Monday, August 3, 2015

Chapter 10 Summary

Q1:  How Are Business Processes, IS, and Applications Developed?

An application is a combination of hardware, software, and data components that accomplishes a set of requirements.  Business processes, information systems, and applications have different characteristics and components.  The relationship of business processes to information systems is many-to-many.  A business process need not relate to any information system, but an information system relates to at least one business process.  Every IS has at least one application because every IS has a software component.  A business analyst is someone who is well versed in Porter's models and in the organization's strategies and who focus, primarily, on ensuring that business processes and information systems meet the organization's competitive strategies.  Systems analysts are IS professionals who understand both business and information technology.

Q2:  How Do Organizations Use Business Process Management (BPM)?

A business process is a network of activities, repositories, roles, resources, and flows that interact to accomplish a business function.  Roles are collections of activities, and resources, which are people or computer applications that are assigned to roles.  A flow is either a control flow that directs the order of activities or a data flow that shows the movement of data among activities and repositories.  Businesses need management to improve process quality, changes in technology, and changes in business fundamentals.  A business process management (BPM) is a cyclical process for systematically creating, assessing, and altering business processes.  This cycle begins by creating a model of the existing business process, called an as-is model.

Q3:  How Is Business Process Modeling Notation (BPMN) Used to Model Processes?

Object Management Group (OMG), a software-industry standards organization, created a standard set of terms and graphical notations for documenting business processes.  The swim-land layout gives each role in the business process is given its own lane.  It simplifies the process diagram and draws attention to interactions among components of the diagram.

Q4:  What Are the Phases in the Systems Development Life Cycle (SDLC)?

The systems development life cycle (SDLC) is the traditional process used to develop information systems and applications.  The systems development life cycle consists of a five-phrase process:  define systems, determine requirements, design system components, implement system, and maintain system.  In defining systems, the first step is to define system goals and scope.  The second step is to access feasibility.  The third step is to form a project team.  In determining requirements, the steps needed to be taken are determine sources of requirement, determine the role of a prototype, and approve requirements.  In designing system components, each of the five components is designed in this stage.  In system implementation, testing and system conversion are done.  In maintaining systems, the work done is either to fix the system or adapt it to changes in requirements.

Q5:  What Are the Keys for Successful SDLC Projects?

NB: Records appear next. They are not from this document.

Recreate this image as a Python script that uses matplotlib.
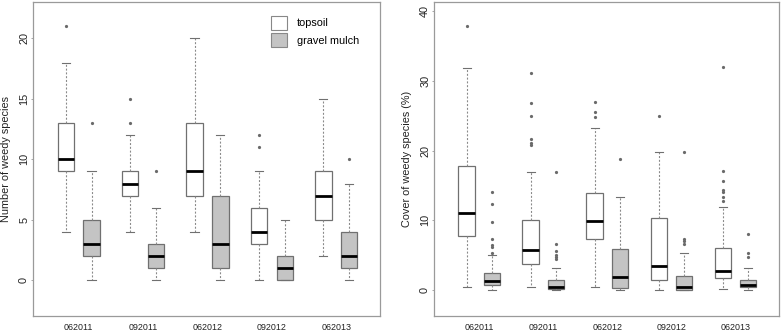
import matplotlib
matplotlib.use("Agg")
import matplotlib.pyplot as plt
from matplotlib.patches import Patch

plt.rcParams['font.family'] = ['Liberation Sans', 'DejaVu Sans']

categories = ["062011", "092011", "062012", "092012", "062013"]
groups = ["topsoil", "gravel mulch"]
fills = ["white", "#c4c4c4"]

# Number of weedy species: (whislo, q1, med, q3, whishi, outliers)
num_topsoil = [
    (4, 9, 10, 13, 18, [21]),
    (4, 7, 8, 9, 12, [13, 15]),
    (4, 7, 9, 13, 20, []),
    (0, 3, 4, 6, 9, [11, 12]),
    (2, 5, 7, 9, 15, []),
]
num_gravel = [
    (0, 2, 3, 5, 9, [13]),
    (0, 1, 2, 3, 6, [9]),
    (0, 1, 3, 7, 12, []),
    (0, 0, 1, 2, 5, []),
    (0, 1, 2, 4, 8, [10]),
]

# Cover of weedy species (%)
cov_topsoil = [
    (0.5, 7.7, 11.1, 17.8, 31.8, [37.8]),
    (0.5, 3.7, 5.8, 10.1, 16.9, [20.8, 21.1, 21.6, 25.0, 26.8, 31.1]),
    (0.5, 7.3, 9.9, 13.9, 23.3, [24.8, 25.6, 26.9]),
    (0.0, 1.4, 3.4, 10.4, 19.8, [25.0]),
    (0.1, 1.7, 2.8, 6.1, 11.9, [12.8, 13.4, 14.0, 14.3, 15.7, 17.1, 32.0]),
]
cov_gravel = [
    (0.0, 0.7, 1.3, 2.4, 5.0, [5.3, 6.2, 6.5, 7.3, 9.8, 12.4, 14.0]),
    (0.0, 0.1, 0.45, 1.4, 3.2, [4.5, 4.7, 5.0, 5.6, 6.6, 17.0]),
    (0.0, 0.25, 1.9, 5.9, 13.4, [18.8]),
    (0.0, 0.0, 0.45, 2.1, 5.4, [6.6, 7.1, 7.4, 19.8]),
    (0.0, 0.4, 0.8, 1.5, 3.2, [4.8, 5.3, 8.0]),
]

num_ticks = [0, 5, 10, 15, 20]
cov_ticks = [0, 10, 20, 30, 40]

W, H = 784, 333
fig = plt.figure(figsize=(W / 100, H / 100), dpi=100)
ax1 = fig.add_axes([33 / W, 1 - 316 / H, (380 - 33) / W, (316 - 2) / H])
ax2 = fig.add_axes([434 / W, 1 - 316 / H, (779 - 434) / W, (316 - 2) / H])

edge = "#707070"
spine_c = "#9a9a9a"
offset = 0.2
bw = 0.255


def stats_list(rows):
    out = []
    for lo, q1, med, q3, hi, fl in rows:
        out.append(dict(whislo=lo, q1=q1, med=med, q3=q3, whishi=hi, fliers=fl))
    return out


def draw(ax, series, ylabel, ticks, ylim):
    for k, rows in enumerate(series):
        pos = [i + (-offset if k == 0 else offset) for i in range(len(categories))]
        ax.bxp(stats_list(rows), positions=pos, widths=bw, capwidths=bw * 0.5,
               patch_artist=True, manage_ticks=False,
               boxprops=dict(facecolor=fills[k], edgecolor=edge, linewidth=0.9),
               medianprops=dict(color="black", linewidth=2.0),
               whiskerprops=dict(color="#8a8a8a", linewidth=0.8, linestyle=(0, (1.8, 1.6))),
               capprops=dict(color="#707070", linewidth=0.8),
               flierprops=dict(marker="o", markersize=1.3, markerfacecolor="#6a6a6a",
                               markeredgecolor="#6a6a6a", linestyle="none"))
    ax.set_xlim(-0.71, 4.68)
    ax.set_ylim(*ylim)
    ax.set_xticks(range(len(categories)))
    ax.set_xticklabels(categories, fontsize=6.4, color="#222222")
    ax.tick_params(axis="x", length=0, pad=5)
    ax.set_yticks(ticks)
    ax.set_yticklabels([str(t) for t in ticks], rotation=90, va="center",
                       fontsize=7.8, color="#222222")
    ax.tick_params(axis="y", length=1.3, width=0.6, color=spine_c, pad=1.5)
    for s in ax.spines.values():
        s.set_color(spine_c)
        s.set_linewidth(0.9)
    ax.set_ylabel(ylabel, fontsize=7.8, color="#222222", labelpad=6)


draw(ax1, [num_topsoil, num_gravel], "Number of weedy species", num_ticks, (-2.95, 23.0))
draw(ax2, [cov_topsoil, cov_gravel], "Cover of weedy species (%)", cov_ticks, (-3.7, 41.3))

handles = [Patch(facecolor=fills[0], edgecolor="#888888", linewidth=0.8),
           Patch(facecolor=fills[1], edgecolor="#888888", linewidth=0.8)]
ax1.legend(handles, groups, loc="upper left", bbox_to_anchor=(0.685, 0.955),
           frameon=False, fontsize=7.8, handlelength=1.55, handleheight=1.55,
           labelspacing=0.35, handletextpad=0.9, borderpad=0, borderaxespad=0)

fig.savefig("out.png", dpi=100)
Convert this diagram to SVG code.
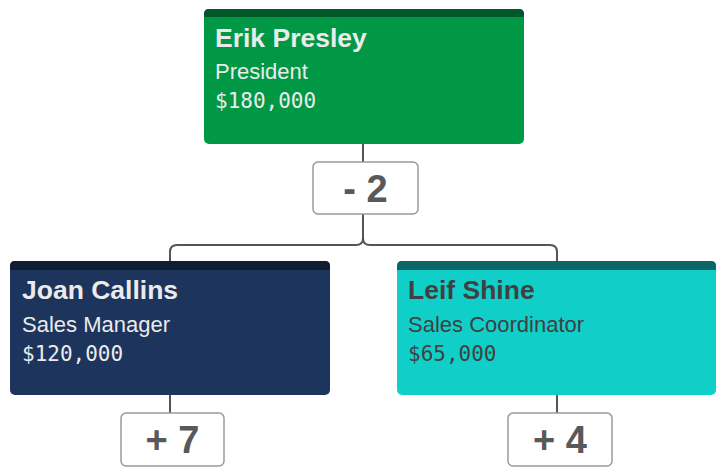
<svg xmlns="http://www.w3.org/2000/svg" width="725" height="474" viewBox="0 0 725 474">
<style>
.name{font-family:"Liberation Sans",Arial,sans-serif;font-weight:bold;font-size:26.5px}
.role{font-family:"Liberation Sans",Arial,sans-serif;font-size:22px}
.pay{font-family:"DejaVu Sans Mono","Liberation Mono",monospace;font-size:21px}
.light{fill:#ebebeb}
.dark{fill:#404040}
.count rect{fill:#fff;stroke:#9a9a9a;stroke-width:1.5}
.count text{font-family:"Liberation Sans",Arial,sans-serif;font-weight:bold;font-size:38px;fill:#595959;text-anchor:middle}
.conn path{fill:none;stroke:#555;stroke-width:2}
</style>
<rect width="725" height="474" fill="#fff"/>
<g class="conn" id="connectors">
<path d="M363 144V162"/>
<path d="M363 214V238Q363 245 356 245H177Q170 245 170 252V262"/>
<path d="M363 238Q363 245 370 245H550Q557 245 557 252V262"/>
<path d="M170 395V413"/>
<path d="M557 395V413"/>
</g>
<g id="erik">
<rect x="204" y="9" width="320" height="135" rx="5" fill="#009845"/>
<path d="M204 17V14Q204 9 209 9H519Q524 9 524 14V17Z" fill="#00572a"/>
<text class="name light" x="215" y="47">Erik Presley</text>
<text class="role light" x="215" y="79">President</text>
<text class="pay light" x="215" y="108">$180,000</text>
</g>
<g id="count-erik" class="count">
<rect x="313" y="162" width="105" height="52" rx="5"/>
<text x="365.5" y="202">- 2</text>
</g>
<g id="joan">
<rect x="10" y="261" width="320" height="134" rx="5" fill="#1d345d"/>
<path d="M10 270V266Q10 261 15 261H325Q330 261 330 266V270Z" fill="#111d31"/>
<text class="name light" x="22" y="299">Joan Callins</text>
<text class="role light" x="22" y="332">Sales Manager</text>
<text class="pay light" x="22" y="361">$120,000</text>
</g>
<g id="leif">
<rect x="397" y="261" width="319" height="134" rx="5" fill="#10cfc9"/>
<path d="M397 270V266Q397 261 402 261H711Q716 261 716 266V270Z" fill="#0a6764"/>
<text class="name dark" x="408" y="299">Leif Shine</text>
<text class="role dark" x="408" y="332">Sales Coordinator</text>
<text class="pay dark" x="408" y="361">$65,000</text>
</g>
<g id="count-joan" class="count">
<rect x="121" y="413" width="103" height="53" rx="5"/>
<text x="172.5" y="453">+ 7</text>
</g>
<g id="count-leif" class="count">
<rect x="508" y="413" width="104" height="53" rx="5"/>
<text x="560" y="453">+ 4</text>
</g>
</svg>
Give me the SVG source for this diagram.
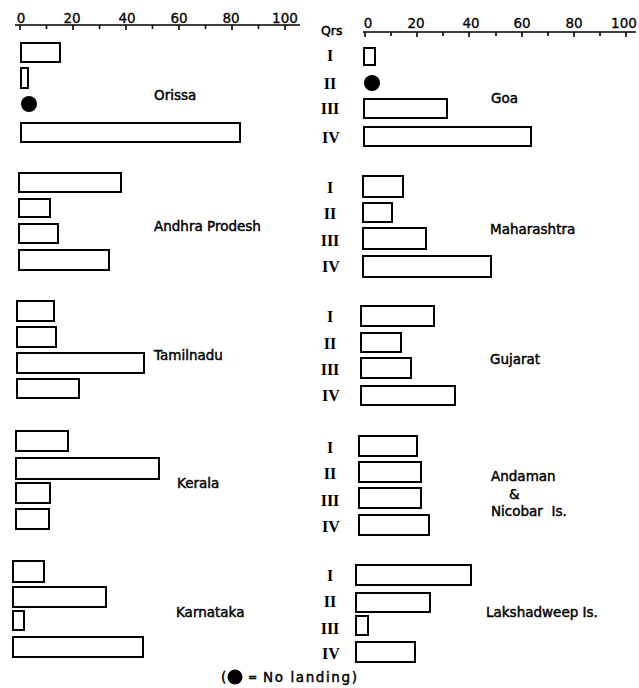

There are five keys to success:  create a work breakdown structure, estimate time and costs, create a project plan, adjust the plan via trade-offs, and manage development challenges.  The key strategy for SDLC projects is to divide and conquer.  Successful project managers break projects into smaller and smaller tasks until each task is small enough to estimate and to manage.  Every task should culminate in one or more results called deliverables.

Q6:  How Can Scrum Overcome the Problems of the SDLC?

According to the SDLC, progress goes in a linear sequence from requirements to design to implementation.  Sometimes this is called the waterfall method because the assumption is that once you've finished a phase, you never go back.  The SDLC is very risky.  The people for whom the system is being constructed cannot see what they have until the very end.  Numerous alternatives to the SDLC include rapid application development, the unified process, extreme processing, scrum, and others.